How can you inspire confidence from opposition when the Government has mastered to ability to cause fear & panic with their every economic pronouncement? That’s the challenge facing Labour. And if the two Eds can meet that challenge, then they will deserve a landslide victory in 2015.
😎
So far Labour have been in denial of how serious the state of the Economy actually is.
As Bill Shankly said: Its not just a matter of life an death; its more serious than that.
There have been a number of academic studies by economists of how long economies take to recover from financial crises – as opposed to industrial ones.
The average was around 10 years before full “normal” growth is seen again.
These studies are not new, and are well known to anyone who looks at how countries perform after crises.

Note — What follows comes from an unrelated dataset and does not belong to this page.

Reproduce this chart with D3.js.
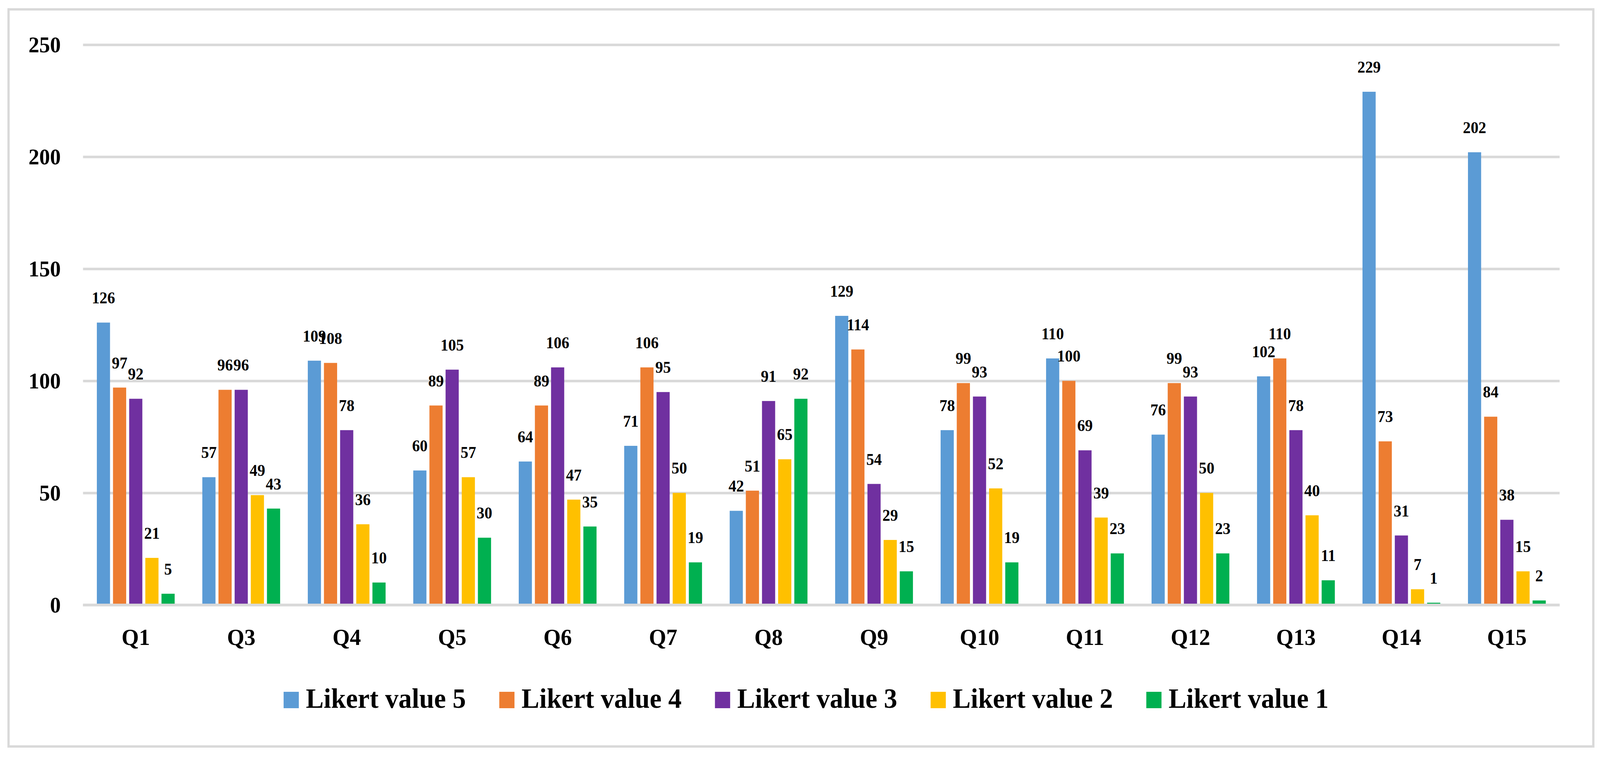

It’s all very well and good talking economic rubbish to the great unwashed who know no better .. but until Labour tell it as it is to the economists/banks/bond holders .. then it will have zero economic credibility..

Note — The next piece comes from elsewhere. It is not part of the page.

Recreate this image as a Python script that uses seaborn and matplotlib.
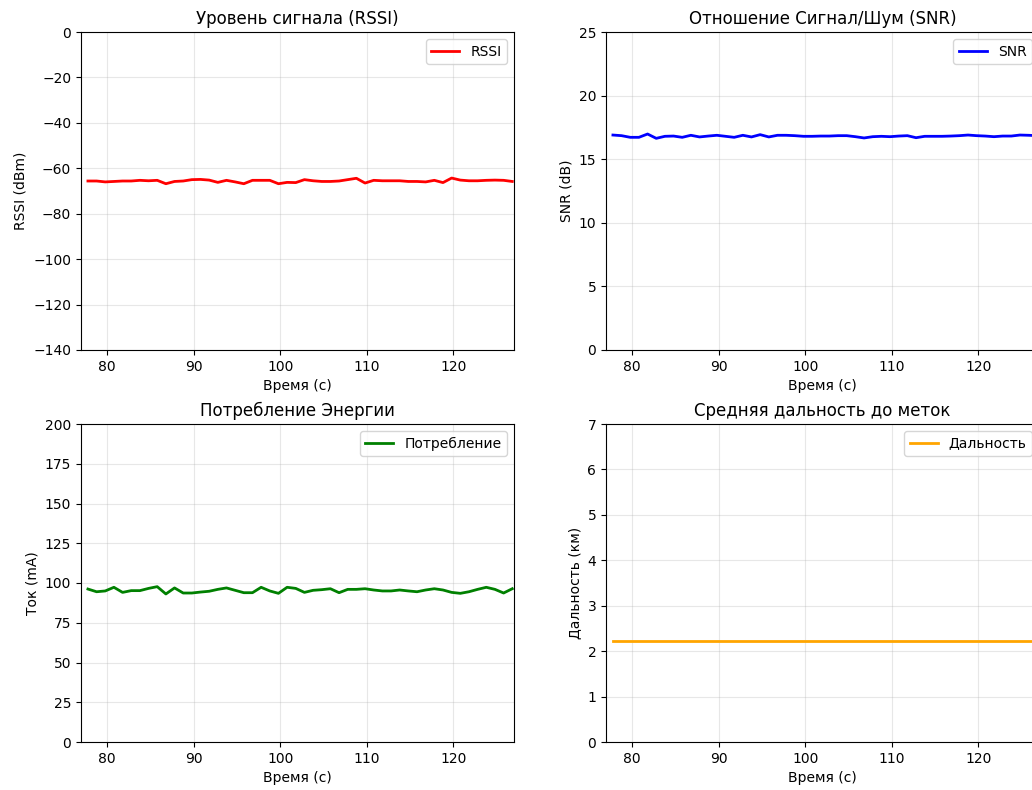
import numpy as np
import pandas as pd
import matplotlib
matplotlib.use("Agg")
import matplotlib.pyplot as plt
import seaborn as sns

# Sampling times (s), one reading per second
time_s = np.round(np.arange(77.8, 127.8, 1.0), 1)

rssi_dbm = [-65.6, -65.6, -66.0, -65.8, -65.6, -65.6, -65.3, -65.5, -65.3, -66.8,
            -65.8, -65.6, -65.0, -64.9, -65.2, -66.2, -65.3, -66.0, -66.8, -65.3,
            -65.3, -65.3, -66.8, -66.2, -66.3, -65.0, -65.5, -65.8, -65.8, -65.6,
            -65.0, -64.4, -66.5, -65.3, -65.5, -65.5, -65.5, -65.8, -65.8, -66.0,
            -65.3, -66.3, -64.3, -65.2, -65.5, -65.5, -65.3, -65.2, -65.3, -65.8]

snr_db = [16.90, 16.85, 16.72, 16.72, 16.98, 16.64, 16.80, 16.82, 16.72, 16.88,
          16.75, 16.82, 16.88, 16.80, 16.72, 16.88, 16.75, 16.93, 16.75, 16.88,
          16.88, 16.85, 16.80, 16.80, 16.82, 16.82, 16.85, 16.85, 16.77, 16.67,
          16.77, 16.80, 16.77, 16.82, 16.85, 16.69, 16.80, 16.80, 16.80, 16.82,
          16.85, 16.90, 16.85, 16.82, 16.77, 16.82, 16.82, 16.90, 16.88, 16.85]

current_ma = [96.2, 94.5, 95.0, 97.3, 94.1, 95.2, 95.2, 96.6, 97.7, 93.1,
              96.9, 93.7, 93.7, 94.3, 94.8, 96.0, 96.9, 95.4, 93.9, 93.9,
              97.3, 95.0, 93.5, 97.3, 96.6, 94.1, 95.4, 95.8, 96.4, 93.9,
              96.0, 96.0, 96.4, 95.6, 95.0, 95.0, 95.6, 95.0, 94.5, 95.6,
              96.4, 95.6, 94.1, 93.5, 94.5, 96.0, 97.3, 96.0, 93.7, 96.4]

range_km = [2.22] * len(time_s)

df = pd.DataFrame({
    "t": time_s,
    "rssi": rssi_dbm,
    "snr": snr_db,
    "current": current_ma,
    "range": range_km,
})

W, H = 1032, 790
fig = plt.figure(figsize=(W / 100, H / 100), dpi=100)


def axes_px(x0, y0, x1, y1):
    return fig.add_axes([x0 / W, 1 - y1 / H, (x1 - x0) / W, (y1 - y0) / H])


ax_rssi = axes_px(81, 32, 514, 350)
ax_snr = axes_px(606, 32, 1039, 350)
ax_pwr = axes_px(81, 424, 514, 742)
ax_rng = axes_px(606, 424, 1039, 742)

panels = [
    (ax_rssi, "rssi", "red", "RSSI", "Уровень сигнала (RSSI)", "RSSI (dBm)", (-140, 0), np.arange(-140, 1, 20)),
    (ax_snr, "snr", "blue", "SNR", "Отношение Сигнал/Шум (SNR)", "SNR (dB)", (0, 25), np.arange(0, 26, 5)),
    (ax_pwr, "current", "green", "Потребление", "Потребление Энергии", "Ток (mA)", (0, 200), np.arange(0, 201, 25)),
    (ax_rng, "range", "orange", "Дальность", "Средняя дальность до меток", "Дальность (км)", (0, 7), np.arange(0, 8, 1)),
]

for ax, col, color, label, title, ylabel, ylim, yticks in panels:
    sns.lineplot(data=df, x="t", y=col, ax=ax, color=color, linewidth=2, label=label)
    ax.set_title(title, fontsize=12)
    ax.set_xlabel("Время (с)", fontsize=10)
    ax.set_ylabel(ylabel, fontsize=10)
    ax.set_xlim(77.0, 127.0)
    ax.set_xticks([80, 90, 100, 110, 120])
    ax.set_ylim(*ylim)
    ax.set_yticks(yticks)
    ax.grid(True, alpha=0.3)
    ax.legend(loc="upper right", fontsize=10)

fig.savefig("out.png", dpi=100)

UK gilt yields are currently as low as German ones – only because the Coalition’s austerity program has credibility. Conversely Labour’s are not. And frankly whilst Ed Balls is Shadow Chancellor – or renounces all his and Gordon Brown’s work as WRONG.. – Labour will have zero economic credibility.
Anyone who looks at the sums knows state funded civil servants’ pensions are unsustainable, the benefits system is unsustainable and the UK has far too much red tape.
Period.
Thats at least 2 GEs away. Has Labour the vision to plan ahead and the stamina and can it sustain languishing in oppo that long, or by some fluke suddenly find itself back in power again, and what would it do. Its going to be a long hard slog, and a lower standard of living for all of us.

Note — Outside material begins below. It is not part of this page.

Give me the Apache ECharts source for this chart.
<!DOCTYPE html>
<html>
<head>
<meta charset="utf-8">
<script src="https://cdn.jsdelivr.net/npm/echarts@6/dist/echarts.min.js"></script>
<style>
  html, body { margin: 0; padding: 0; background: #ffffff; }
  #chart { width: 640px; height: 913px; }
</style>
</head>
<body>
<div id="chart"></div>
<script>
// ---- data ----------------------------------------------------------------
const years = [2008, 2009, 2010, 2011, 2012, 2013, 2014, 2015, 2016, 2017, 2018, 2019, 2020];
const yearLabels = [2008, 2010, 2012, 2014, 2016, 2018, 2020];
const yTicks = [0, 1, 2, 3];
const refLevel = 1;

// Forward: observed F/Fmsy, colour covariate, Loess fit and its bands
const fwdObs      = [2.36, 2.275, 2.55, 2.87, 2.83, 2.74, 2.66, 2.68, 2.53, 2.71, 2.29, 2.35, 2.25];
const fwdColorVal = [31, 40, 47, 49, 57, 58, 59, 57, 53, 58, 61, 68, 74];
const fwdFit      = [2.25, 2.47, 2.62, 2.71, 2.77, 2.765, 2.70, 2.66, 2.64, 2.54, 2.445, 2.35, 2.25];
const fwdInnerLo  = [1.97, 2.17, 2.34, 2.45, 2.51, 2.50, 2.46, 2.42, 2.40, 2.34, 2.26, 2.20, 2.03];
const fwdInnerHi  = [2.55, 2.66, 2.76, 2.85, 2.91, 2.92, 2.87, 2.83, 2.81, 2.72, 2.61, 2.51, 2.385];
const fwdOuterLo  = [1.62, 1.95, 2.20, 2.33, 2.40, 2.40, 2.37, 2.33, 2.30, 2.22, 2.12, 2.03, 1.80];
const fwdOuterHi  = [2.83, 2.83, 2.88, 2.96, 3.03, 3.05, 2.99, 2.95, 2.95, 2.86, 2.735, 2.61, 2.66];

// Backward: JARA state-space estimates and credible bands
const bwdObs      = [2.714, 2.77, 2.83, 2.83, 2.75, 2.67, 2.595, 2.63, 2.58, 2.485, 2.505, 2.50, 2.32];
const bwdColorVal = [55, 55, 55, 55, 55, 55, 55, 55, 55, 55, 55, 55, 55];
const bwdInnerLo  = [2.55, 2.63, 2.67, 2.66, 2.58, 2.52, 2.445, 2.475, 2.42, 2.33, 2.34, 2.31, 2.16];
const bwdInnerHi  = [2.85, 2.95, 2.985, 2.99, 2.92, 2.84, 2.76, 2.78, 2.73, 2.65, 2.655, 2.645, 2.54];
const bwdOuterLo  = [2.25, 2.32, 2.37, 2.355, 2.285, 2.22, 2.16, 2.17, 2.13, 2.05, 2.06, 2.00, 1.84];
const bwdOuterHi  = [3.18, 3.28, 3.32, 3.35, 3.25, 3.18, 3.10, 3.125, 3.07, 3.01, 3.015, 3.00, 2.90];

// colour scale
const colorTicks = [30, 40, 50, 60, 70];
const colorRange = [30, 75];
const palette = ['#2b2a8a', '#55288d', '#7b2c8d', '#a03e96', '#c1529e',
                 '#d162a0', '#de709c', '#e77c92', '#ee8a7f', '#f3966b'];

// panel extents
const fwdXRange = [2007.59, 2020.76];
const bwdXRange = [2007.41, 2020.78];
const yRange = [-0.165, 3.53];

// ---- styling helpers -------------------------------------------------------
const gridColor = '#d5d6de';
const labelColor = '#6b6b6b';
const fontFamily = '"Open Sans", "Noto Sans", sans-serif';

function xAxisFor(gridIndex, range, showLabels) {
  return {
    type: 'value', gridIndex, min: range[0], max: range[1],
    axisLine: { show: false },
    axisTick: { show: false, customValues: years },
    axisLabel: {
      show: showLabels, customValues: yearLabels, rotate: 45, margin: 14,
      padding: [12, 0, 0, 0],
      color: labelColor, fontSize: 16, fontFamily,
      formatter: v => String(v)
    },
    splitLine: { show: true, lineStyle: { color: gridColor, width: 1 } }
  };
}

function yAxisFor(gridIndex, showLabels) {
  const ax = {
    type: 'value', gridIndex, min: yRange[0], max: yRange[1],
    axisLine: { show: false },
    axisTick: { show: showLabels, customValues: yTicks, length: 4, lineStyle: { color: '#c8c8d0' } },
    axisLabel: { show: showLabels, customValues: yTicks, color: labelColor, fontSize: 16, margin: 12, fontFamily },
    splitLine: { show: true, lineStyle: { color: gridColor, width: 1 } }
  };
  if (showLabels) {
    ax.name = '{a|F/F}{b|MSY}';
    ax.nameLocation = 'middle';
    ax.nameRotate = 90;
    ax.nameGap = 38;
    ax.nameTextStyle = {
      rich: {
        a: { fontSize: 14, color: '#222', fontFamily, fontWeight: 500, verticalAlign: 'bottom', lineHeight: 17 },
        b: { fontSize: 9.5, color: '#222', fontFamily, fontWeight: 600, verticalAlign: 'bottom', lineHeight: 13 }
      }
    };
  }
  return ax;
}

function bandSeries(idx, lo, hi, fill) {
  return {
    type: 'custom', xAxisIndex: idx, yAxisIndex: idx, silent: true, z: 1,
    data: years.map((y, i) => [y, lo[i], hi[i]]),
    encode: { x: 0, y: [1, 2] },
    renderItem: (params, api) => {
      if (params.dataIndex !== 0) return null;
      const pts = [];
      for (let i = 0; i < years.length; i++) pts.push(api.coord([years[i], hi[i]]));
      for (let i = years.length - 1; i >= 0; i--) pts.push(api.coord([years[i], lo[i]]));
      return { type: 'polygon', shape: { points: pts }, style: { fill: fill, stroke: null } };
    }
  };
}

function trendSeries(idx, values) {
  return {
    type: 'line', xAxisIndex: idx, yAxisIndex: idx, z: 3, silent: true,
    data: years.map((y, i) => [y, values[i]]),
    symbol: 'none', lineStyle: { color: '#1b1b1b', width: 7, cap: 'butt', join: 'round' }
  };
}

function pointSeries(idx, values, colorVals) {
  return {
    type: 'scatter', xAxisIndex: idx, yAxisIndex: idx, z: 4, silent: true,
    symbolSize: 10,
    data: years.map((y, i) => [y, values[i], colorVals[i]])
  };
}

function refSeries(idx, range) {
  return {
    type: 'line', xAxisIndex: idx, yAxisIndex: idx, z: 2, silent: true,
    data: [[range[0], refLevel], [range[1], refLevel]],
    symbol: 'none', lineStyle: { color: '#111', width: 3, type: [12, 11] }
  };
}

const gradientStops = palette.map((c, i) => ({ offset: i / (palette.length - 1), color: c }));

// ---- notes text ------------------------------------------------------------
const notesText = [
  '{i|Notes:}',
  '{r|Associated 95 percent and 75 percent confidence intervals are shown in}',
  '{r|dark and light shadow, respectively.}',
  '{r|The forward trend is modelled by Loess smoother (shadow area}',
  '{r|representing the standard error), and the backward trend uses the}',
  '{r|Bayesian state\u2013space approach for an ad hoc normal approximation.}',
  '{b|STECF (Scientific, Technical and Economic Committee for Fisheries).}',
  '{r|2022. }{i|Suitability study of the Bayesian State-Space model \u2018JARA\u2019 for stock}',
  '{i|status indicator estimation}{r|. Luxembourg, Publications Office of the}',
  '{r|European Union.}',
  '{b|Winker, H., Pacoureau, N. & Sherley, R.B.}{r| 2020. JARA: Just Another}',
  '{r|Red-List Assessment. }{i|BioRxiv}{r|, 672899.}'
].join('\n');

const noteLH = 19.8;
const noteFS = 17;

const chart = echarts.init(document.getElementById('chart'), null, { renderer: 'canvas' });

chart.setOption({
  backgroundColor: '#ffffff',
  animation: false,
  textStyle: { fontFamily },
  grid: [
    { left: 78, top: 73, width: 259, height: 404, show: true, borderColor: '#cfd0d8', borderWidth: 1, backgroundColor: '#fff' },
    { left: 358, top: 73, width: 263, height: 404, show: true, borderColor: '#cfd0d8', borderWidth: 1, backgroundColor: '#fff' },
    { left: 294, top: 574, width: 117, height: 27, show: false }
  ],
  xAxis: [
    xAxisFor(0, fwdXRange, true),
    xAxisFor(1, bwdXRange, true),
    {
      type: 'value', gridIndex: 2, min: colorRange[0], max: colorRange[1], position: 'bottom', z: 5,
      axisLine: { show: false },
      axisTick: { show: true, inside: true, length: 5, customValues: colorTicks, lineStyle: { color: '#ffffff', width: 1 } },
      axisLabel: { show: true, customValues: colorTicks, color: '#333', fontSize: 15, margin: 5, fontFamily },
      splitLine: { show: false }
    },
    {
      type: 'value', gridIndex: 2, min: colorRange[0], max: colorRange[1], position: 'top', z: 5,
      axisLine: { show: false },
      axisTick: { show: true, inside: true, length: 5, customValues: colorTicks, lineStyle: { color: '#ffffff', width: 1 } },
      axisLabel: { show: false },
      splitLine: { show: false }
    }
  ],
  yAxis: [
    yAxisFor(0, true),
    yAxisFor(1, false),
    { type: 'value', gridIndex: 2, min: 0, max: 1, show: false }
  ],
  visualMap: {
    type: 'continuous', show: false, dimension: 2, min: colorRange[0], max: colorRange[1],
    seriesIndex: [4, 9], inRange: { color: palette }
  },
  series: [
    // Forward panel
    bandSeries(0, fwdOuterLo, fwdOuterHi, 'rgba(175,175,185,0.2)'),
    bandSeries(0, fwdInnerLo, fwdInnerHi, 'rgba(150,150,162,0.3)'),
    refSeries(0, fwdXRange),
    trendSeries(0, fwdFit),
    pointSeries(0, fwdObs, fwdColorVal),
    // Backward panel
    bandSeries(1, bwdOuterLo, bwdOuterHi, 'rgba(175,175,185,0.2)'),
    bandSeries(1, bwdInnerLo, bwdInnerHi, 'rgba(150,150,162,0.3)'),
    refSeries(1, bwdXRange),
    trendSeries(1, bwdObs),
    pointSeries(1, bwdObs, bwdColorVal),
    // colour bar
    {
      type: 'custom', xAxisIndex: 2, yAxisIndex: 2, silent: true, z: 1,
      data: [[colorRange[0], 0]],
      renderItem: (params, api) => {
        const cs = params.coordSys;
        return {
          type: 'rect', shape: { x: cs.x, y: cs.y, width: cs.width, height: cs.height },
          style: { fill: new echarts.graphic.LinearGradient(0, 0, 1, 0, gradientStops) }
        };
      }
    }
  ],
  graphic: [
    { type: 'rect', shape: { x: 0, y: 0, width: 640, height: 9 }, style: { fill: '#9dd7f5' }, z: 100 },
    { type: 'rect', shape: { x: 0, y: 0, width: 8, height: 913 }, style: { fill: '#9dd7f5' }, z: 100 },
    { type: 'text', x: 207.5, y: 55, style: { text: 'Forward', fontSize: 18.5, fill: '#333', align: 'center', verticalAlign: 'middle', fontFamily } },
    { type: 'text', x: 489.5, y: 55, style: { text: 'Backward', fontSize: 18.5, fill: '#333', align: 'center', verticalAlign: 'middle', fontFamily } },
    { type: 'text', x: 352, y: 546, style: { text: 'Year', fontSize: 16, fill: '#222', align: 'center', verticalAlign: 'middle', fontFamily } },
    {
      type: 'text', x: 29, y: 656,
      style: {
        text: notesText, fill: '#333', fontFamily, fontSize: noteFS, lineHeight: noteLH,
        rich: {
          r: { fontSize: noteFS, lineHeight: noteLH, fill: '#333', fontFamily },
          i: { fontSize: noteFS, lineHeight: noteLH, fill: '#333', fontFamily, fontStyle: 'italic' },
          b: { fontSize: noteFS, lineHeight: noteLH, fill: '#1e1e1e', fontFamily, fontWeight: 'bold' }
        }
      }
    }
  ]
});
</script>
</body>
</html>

The fundamental reason I could not bring myself to vote Labour at the last GE is that I was afraid of Mr Balls being appointed Chancellor of the Exchequer. Mr Darling would have been acceptable, but I was (and am) convinced that he would not have survived in the post following a Labour GE win.
Kudos to you for your efforts to rehabilitate Mr Balls, but with this voter, at least, you will need a lot more co-operation from Mr Balls himself before you succeed.
On a more positive note, it does seem to me that people in general are beginning to accept that we are in difficult financial & economic circumstances. With wider acceptance of the difficulties, there is likely to be more constructive thinking about how to deal with those difficulties. Then, I think, there will be more acceptance that “we are where we are” and less focus on “who’s to blame”.
We returned to government in 1997 because the Tories had become such a rabble. Not because of what we were saying.